There are four cybersecurity risks that every enterprise should be aware of. Namely, they need to ensure employees are using strong passwords, minimize the number of inactive accounts, devices and software, avoid using software that’s passed End of Support, and shore up their approach to firewalls and antivirus. Keep reading to examine each risk in more detail.
1. Password Security
While password security might seem like a basic concept, it is fundamental in protecting networks from unauthorized access. For example, according to the 2021 Data Breach Investigations Report, stolen credentials can be linked back to 81 percent of breaches. As on-premises and remote users often need logins to use basic business software, password security is essential to smooth business operations.
To mitigate this risk, organizations need to establish and enforce strong password policies. The password policy should require:
- Unique password for each application
- A minimum of 10-14 characters, including uppercase letters, lowercase letters, numbers, and special characters
- Regular password changing
As a way to help enforce the password policy, organizations might want to consider providing users with a password management tool.
Additionally, enforcing multi-factor authentication (MFA) can also enhance password security. MFA requires users to incorporate at least two of the following authentication methods:
- Something they know (a password)
- Something they are (a biometric like fingerprint or face ID)
- Something they have (a smartphone or token)
MFA makes it more difficult for threat actors to gain access to a network because the biometrics and objects are unique to the user, preventing remote threat actors from accessing the account.
Inactive accounts are accounts for users who are either away from work for an extended period of time, or those who have left the organization but their account has not been deleted.

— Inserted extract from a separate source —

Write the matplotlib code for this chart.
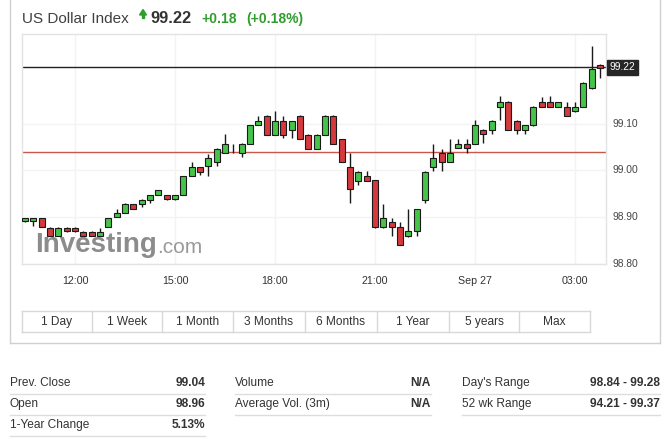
import matplotlib
matplotlib.use("Agg")
import matplotlib.pyplot as plt
from matplotlib.patches import Rectangle, Polygon
from matplotlib.lines import Line2D

plt.rcParams['font.family'] = ['Liberation Sans', 'DejaVu Sans']

# ---------------- data ----------------
opens = [98.891, 98.891, 98.898, 98.877, 98.860, 98.877, 98.877, 98.869, 98.869, 98.860,
         98.880, 98.901, 98.909, 98.928, 98.928, 98.937, 98.948, 98.947, 98.938, 98.948,
         98.989, 99.007, 99.009, 99.018, 99.038, 99.048, 99.038, 99.057, 99.097, 99.117,
         99.076, 99.105, 99.087, 99.117, 99.076, 99.046, 99.076, 99.117, 99.067, 99.008,
         98.977, 98.989, 98.979, 98.878, 98.889, 98.878, 98.859, 98.870, 98.937, 99.008,
         99.038, 99.019, 99.048, 99.057, 99.057, 99.087, 99.087, 99.136, 99.147, 99.106,
         99.087, 99.096, 99.146, 99.146, 99.136, 99.136, 99.126, 99.136, 99.176, 99.226]
highs = [98.899, 98.899, 98.899, 98.878, 98.878, 98.878, 98.878, 98.870, 98.870, 98.877,
         98.899, 98.918, 98.930, 98.929, 98.938, 98.948, 98.959, 98.948, 98.948, 98.989,
         99.019, 99.008, 99.036, 99.047, 99.078, 99.057, 99.058, 99.098, 99.117, 99.118,
         99.128, 99.117, 99.106, 99.118, 99.077, 99.077, 99.118, 99.118, 99.068, 99.038,
         98.998, 98.998, 98.980, 98.929, 98.899, 98.889, 98.918, 98.918, 98.998, 99.057,
         99.046, 99.068, 99.068, 99.068, 99.108, 99.088, 99.107, 99.158, 99.148, 99.107,
         99.097, 99.137, 99.156, 99.158, 99.147, 99.146, 99.146, 99.188, 99.266, 99.227]
lows = [98.890, 98.881, 98.879, 98.859, 98.859, 98.869, 98.869, 98.859, 98.859, 98.859,
        98.879, 98.900, 98.908, 98.917, 98.921, 98.931, 98.947, 98.937, 98.937, 98.947,
        98.988, 98.990, 98.989, 99.009, 99.037, 99.038, 99.029, 99.056, 99.096, 99.075,
        99.075, 99.070, 99.069, 99.067, 99.045, 99.045, 99.075, 99.056, 99.018, 98.930,
        98.968, 98.977, 98.877, 98.877, 98.860, 98.840, 98.858, 98.860, 98.931, 98.999,
        98.999, 99.018, 99.047, 99.038, 99.056, 99.059, 99.078, 99.108, 99.086, 99.078,
        99.078, 99.095, 99.135, 99.135, 99.135, 99.116, 99.125, 99.135, 99.175, 99.197]
closes = [98.898, 98.898, 98.880, 98.860, 98.877, 98.870, 98.870, 98.860, 98.860, 98.869,
          98.898, 98.909, 98.929, 98.918, 98.937, 98.947, 98.958, 98.938, 98.947, 98.988,
          99.007, 98.997, 99.027, 99.046, 99.057, 99.048, 99.057, 99.097, 99.105, 99.076,
          99.105, 99.076, 99.105, 99.068, 99.046, 99.076, 99.117, 99.057, 99.019, 98.960,
          98.997, 98.978, 98.878, 98.899, 98.878, 98.840, 98.870, 98.918, 98.997, 99.027,
          99.019, 99.038, 99.057, 99.048, 99.098, 99.077, 99.106, 99.147, 99.087, 99.087,
          99.096, 99.136, 99.136, 99.136, 99.146, 99.117, 99.136, 99.187, 99.216, 99.218]

tick_positions = [6, 18, 30, 42, 54, 66]
tick_labels = ["12:00", "15:00", "18:00", "21:00", "Sep 27", "03:00"]
y_ticks = [98.80, 98.90, 99.00, 99.10]
y_tick_labels = ["98.80", "98.90", "99.00", "99.10"]

last_price = 99.22
prev_close = 99.04

ranges = ["1 Day", "1 Week", "1 Month", "3 Months", "6 Months", "1 Year", "5 years", "Max"]

stat_labels = [["Prev. Close", "Open", "1-Year Change"],
               ["Volume", "Average Vol. (3m)"],
               ["Day's Range", "52 wk Range"]]
stat_values = [["99.04", "98.96", "5.13%"],
               ["N/A", "N/A"],
               ["98.84 - 99.28", "94.21 - 99.37"]]

# ---------------- figure ----------------
W, H = 671, 440
fig = plt.figure(figsize=(W / 100, H / 100), dpi=100)
fig.patch.set_facecolor('white')

def fx(px):
    return px / W

def fy(py):
    return 1 - py / H

# outer container
border_c = '#d0d0d0'
fig.add_artist(Line2D([fx(10), fx(10)], [fy(0), fy(343)], color=border_c, lw=1))
fig.add_artist(Line2D([fx(660), fx(660)], [fy(0), fy(343)], color=border_c, lw=1))
fig.add_artist(Line2D([fx(10), fx(660)], [fy(343), fy(343)], color=border_c, lw=1))

# header
fig.text(fx(22), fy(23), "US Dollar Index", fontsize=11, color='#404040', va='baseline', ha='left')
green_txt = '#2f9e2f'
fig.add_artist(Polygon([[fx(139.5), fy(15)], [fx(143), fy(9.5)], [fx(146.5), fy(15)]],
                       closed=True, color=green_txt, transform=fig.transFigure))
fig.add_artist(Rectangle((fx(142), fy(18)), fx(2), fy(15) - fy(18), color=green_txt,
                         transform=fig.transFigure))
fig.text(fx(150), fy(23), "99.22", fontsize=11.8, fontweight='bold', color='#333333', va='baseline')
fig.text(fx(201), fy(23), "+0.18", fontsize=10, fontweight='bold', color=green_txt, va='baseline')
fig.text(fx(246), fy(23), "(+0.18%)", fontsize=10, fontweight='bold', color=green_txt, va='baseline')

# chart axes
x_left, x_right = 22, 606
y_top, y_bot = 34, 264
ax = fig.add_axes([fx(x_left), fy(y_bot), fx(x_right) - fx(x_left), fy(y_top) - fy(y_bot)])
spacing = 100 / 12.0
ax.set_xlim((x_left - 25) / spacing, (x_right - 25) / spacing)
ax.set_ylim(98.80 + (265 - y_bot) / 470.0, 98.80 + (265 - y_top) / 470.0)
for s in ax.spines.values():
    s.set_color('#e3e3e3')
    s.set_linewidth(1)

ax.set_xticks(tick_positions)
ax.set_xticklabels(tick_labels)
ax.set_yticks(y_ticks)
ax.set_yticklabels(y_tick_labels)
ax.yaxis.tick_right()
ax.tick_params(axis='x', length=0, pad=9, labelsize=7.7, labelcolor='#333333')
ax.tick_params(axis='y', length=0, pad=5, labelsize=7.4, labelcolor='#444444')
for lbl in ax.get_yticklabels():
    lbl.set_verticalalignment('center')
ax.grid(True, color='#f3f3f3', lw=1)
ax.set_axisbelow(True)

# watermark
ax.text(0.023, 0.05, "Investing", transform=ax.transAxes, fontsize=20, fontweight='bold',
        color='#8c8c8c', va='baseline', ha='left', zorder=1)
ax.text(0.232, 0.05, ".com", transform=ax.transAxes, fontsize=15,
        color='#9a9a9a', va='baseline', ha='left', zorder=1)

# candles
green_c = '#45c449'
red_c = '#d5393d'
xs = list(range(len(opens)))
ax.vlines(xs, lows, highs, color='#1a1a1a', lw=1, zorder=3)
for i in xs:
    o, c = opens[i], closes[i]
    if o == c:
        continue
    col = green_c if c > o else red_c
    ax.bar(i, c - o, bottom=o, width=0.72, color=col, edgecolor='#1a1a1a', lw=0.8, zorder=4)

# reference lines
ax.axhline(prev_close, color='#c0392b', lw=1, zorder=2, alpha=0.85)
ax.axhline(last_price, color='#222222', lw=1, zorder=2)

# last price label box
ax.annotate("99.22", xy=(1.0, last_price), xycoords=('axes fraction', 'data'),
            xytext=(2.5, 0), textcoords='offset points', fontsize=7.4, color='white',
            va='center', ha='left',
            bbox=dict(boxstyle='square,pad=0.25', fc='#262626', ec='#262626'),
            annotation_clip=False)

# range buttons
btn_edges = [22, 92, 162, 233, 305, 377, 449, 519, 590]
btn_top, btn_bot = 311, 332
bc = '#d8d8d8'
fig.add_artist(Line2D([fx(btn_edges[0]), fx(btn_edges[-1])], [fy(btn_top), fy(btn_top)], color=bc, lw=1))
fig.add_artist(Line2D([fx(btn_edges[0]), fx(btn_edges[-1])], [fy(btn_bot), fy(btn_bot)], color=bc, lw=1))
for e in btn_edges:
    fig.add_artist(Line2D([fx(e), fx(e)], [fy(btn_top), fy(btn_bot)], color=bc, lw=1))
for k, name in enumerate(ranges):
    cx = (btn_edges[k] + btn_edges[k + 1]) / 2
    fig.text(fx(cx), fy((btn_top + btn_bot) / 2), name, fontsize=8.6, color='#333333',
             ha='center', va='center')

# stats table
col_left = [10, 235, 462]
col_right = [205, 431, 660]
row_y = [383, 404, 425]
for c in range(3):
    for r, (lab, val) in enumerate(zip(stat_labels[c], stat_values[c])):
        fig.text(fx(col_left[c]), fy(row_y[r]), lab, fontsize=8.6, color='#333333',
                 ha='left', va='center')
        fig.text(fx(col_right[c]), fy(row_y[r]), val, fontsize=8.6, color='#333333',
                 fontweight='bold', ha='right', va='center')
        fig.add_artist(Line2D([fx(col_left[c]), fx(col_right[c])],
                              [fy(row_y[r] + 10.5), fy(row_y[r] + 10.5)], color='#dddddd', lw=1))

fig.savefig("out.png", dpi=100)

Keeping track of these accounts and removing them when no longer necessary will reduce the attack surface against your organization.
2. Inactive Devices and Software
With remote access now driving business operations, devices, and applications that use the network become access points that threat actors can manipulate during attacks. Inactive devices, software, and user accounts are often unmonitored, meaning that threat actors can use them without being detected.

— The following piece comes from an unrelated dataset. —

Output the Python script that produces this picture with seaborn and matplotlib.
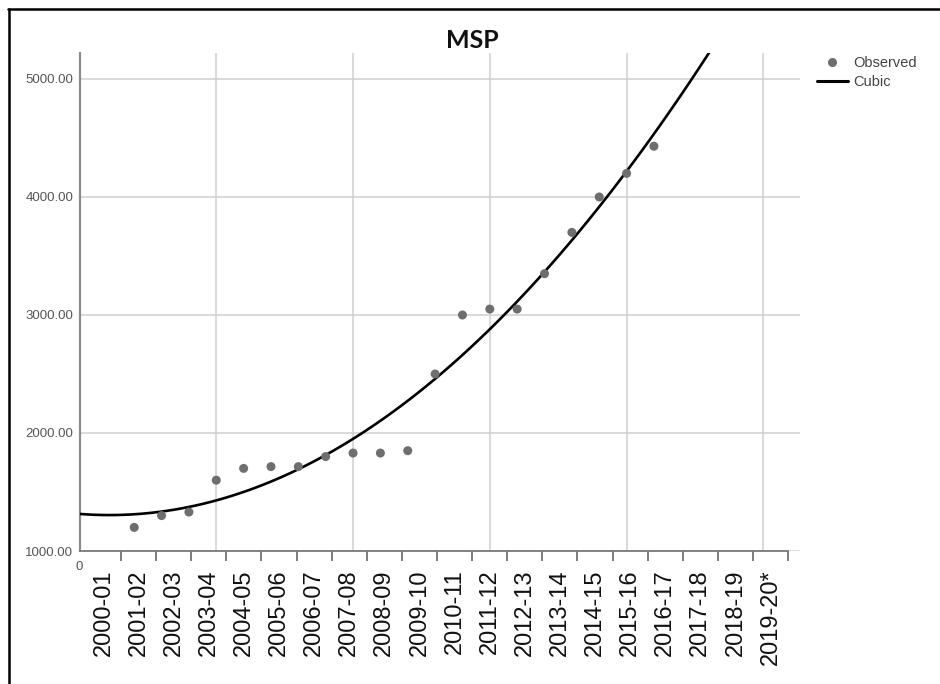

For example, when a leading credit rating agency experienced a data breach, threat actors used a device that had been inactive for nineteen months. When the company updated the security certificate, they noticed abnormal traffic, indicating a compromise.

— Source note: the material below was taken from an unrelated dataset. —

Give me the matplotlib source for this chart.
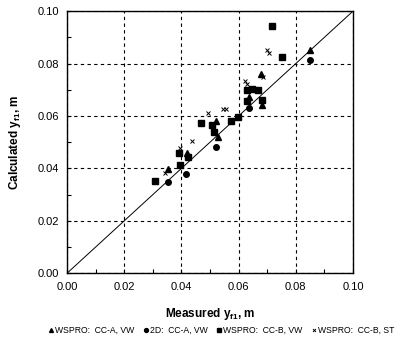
import numpy as np
import matplotlib
matplotlib.use("Agg")
import matplotlib.pyplot as plt
from matplotlib.ticker import MultipleLocator

plt.rcParams['font.family'] = ['Liberation Sans', 'DejaVu Sans']

# WSPRO: CC-A, VW
tri_x = [0.0851, 0.0680, 0.0637, 0.0683, 0.0522, 0.0529, 0.0420, 0.0353]
tri_y = [0.0851, 0.0762, 0.0671, 0.0642, 0.0581, 0.0521, 0.0460, 0.0396]
# 2D: CC-A, VW
dia_x = [0.0851, 0.0637, 0.0521, 0.0417, 0.0353]
dia_y = [0.0813, 0.0629, 0.0481, 0.0379, 0.0349]
# WSPRO: CC-B, VW
sq_x = [0.0717, 0.0753, 0.0629, 0.0647, 0.0668, 0.0629, 0.0682, 0.0598,
        0.0573, 0.0470, 0.0508, 0.0515, 0.0392, 0.0422, 0.0396, 0.0308]
sq_y = [0.0943, 0.0826, 0.0699, 0.0704, 0.0698, 0.0658, 0.0662, 0.0597,
        0.0581, 0.0574, 0.0567, 0.0537, 0.0460, 0.0445, 0.0414, 0.0352]
# WSPRO: CC-B, ST
st_x = [0.0699, 0.0706, 0.0685, 0.0622, 0.0629, 0.0494, 0.0546, 0.0555,
        0.0436, 0.0396, 0.0343]
st_y = [0.0851, 0.0841, 0.0750, 0.0733, 0.0722, 0.0612, 0.0627, 0.0627,
        0.0503, 0.0478, 0.0384]

ticks = [0.00, 0.02, 0.04, 0.06, 0.08, 0.10]

fig = plt.figure(figsize=(4.06, 3.47), dpi=100)
ax = fig.add_axes([0.165, 0.2124, 0.7045, 0.7556])

ax.plot([0, 0.1], [0, 0.1], color="black", lw=0.7, zorder=2)
ax.plot(tri_x, tri_y, "^", color="black", ms=4, ls="none", label="WSPRO:  CC-A, VW", zorder=3)
ax.plot(dia_x, dia_y, "o", color="black", ms=4, ls="none", label="2D:  CC-A, VW", zorder=3)
ax.plot(sq_x, sq_y, "s", color="black", ms=5, ls="none", label="WSPRO:  CC-B, VW", zorder=3)
ax.plot(st_x, st_y, "x", color="black", ms=3, mew=0.7, ls="none", label="WSPRO:  CC-B, ST", zorder=3)

ax.set_xlim(0, 0.1); ax.set_ylim(0, 0.1)
ax.set_xticks(ticks); ax.set_yticks(ticks)
ax.set_xticklabels([f"{t:.2f}" for t in ticks], fontsize=8)
ax.set_yticklabels([f"{t:.2f}" for t in ticks], fontsize=8)
ax.xaxis.set_minor_locator(MultipleLocator(0.01))
ax.yaxis.set_minor_locator(MultipleLocator(0.01))
ax.tick_params(which="both", direction="in", length=3, width=0.8, pad=6)
ax.grid(True, which="major", color="black", ls=(0, (3, 3)), lw=0.8)
for s in ax.spines.values():
    s.set_linewidth(1.0)

ax.set_xlabel("Measured y$_{\\mathregular{f1}}$, m", fontsize=8.5, fontweight="bold", labelpad=10)
ax.set_ylabel("Calculated y$_{\\mathregular{f1}}$, m", fontsize=8.5, fontweight="bold", labelpad=10)

fig.legend(loc="center", bbox_to_anchor=(0.544, 0.048), ncol=4, frameon=False,
           fontsize=6.2, handletextpad=0.1, columnspacing=0.9, markerscale=0.7,
           handlelength=0.8)

fig.savefig("out.png", dpi=100)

To mitigate the risk that threat actors will use a “zombie” device, account, or software, organizations should:
- Identify all devices connecting to the network
- Identify all users connecting to the network
- Identify all software transmitting and receiving data across the network
- Disable any inactive devices, software licenses, or user accounts
Many organizations use a network scanner to detect devices and software accessing the network. Additionally, reviewing user accounts for workforce members who recently terminated their employment is another way to limit network access risks.
3. End of Life or End of Support Software
Another primary network security vulnerability comes from old and outdated software. When software companies no longer provide support, it means that they no longer supply security updates. In other words, if security researchers or threat actors find a new vulnerability in old software, the company no longer releases a security patch to mitigate risk.
To mitigate the risk that threat actors will leverage known vulnerabilities in End of Life (EoL) or End of Support (EoS) software, organizations should:
- Regularly install security updates
- Remain aware of software vendor EoL/EoS notifications
- Detect and review all software instances and provide a risk assessment
4. Poor Firewall & Antimalware Practices
Firewall configurations can be both a security control and a weakness. Appropriately, configured firewalls only allow approved connections to an organization’s network. Organizations usually use allow and deny rules which approve trusted IP addresses and deny all others. Since every device or source has its own IP address, firewall rules and configurations mitigate risk by denying access to unknown devices or sources.
Misconfigured firewalls, however, can let in unknown devices or sources. For example, one US city experienced a data breach because threat actors were able to scan the network for firewall misconfigurations that allowed them to deliver ransomware using an unknown, untrusted device. To mitigate this network risk, organizations should look for solutions like:
- Endpoint detection and response (EDR): Improve visibility by detecting all devices connected to the network and recording their activity.
- Extended Detection and Response (XDR): XDR goes beyond EDR and applies integrated analytics, machine learning, and threat intelligence across security data like endpoints, email inboxes, server workloads, and network security layers for advanced threat detection and response.
While EDR offers a starting point, XDR is ultimately a more robust approach to mitigating endpoint security risks. However, many organizations struggle to manage these solutions on their own.
Managed Detection and Response (MDR) offers a service solution that small and mid-sized organizations can use to enhance their security posture. With MDR, organizations can gain the benefits of XDR while outsourcing the services to reduce the burden placed on internal teams. MDR services incorporate the following:
- Email security: Reduce phishing risk by gaining visibility into potentially compromised endpoints.
- EDR: Leverage telemetry and activity data to detect suspicious behavior while leveraging context.
- Network security: Gain visibility into unmanaged devices, legacy technologies, Internet of Things (IoT) devices, and Industrial IoT (IIoT) devices to detect activity using network analysis tools. Network Intrusion Prevention tools will automatically block malicious traffic, thereby stopping an attack in its tracks.
- Cloud/Server workloads: Detect and contain risks early on in the attack lifecycle with visibility into a potential lateral movement across systems.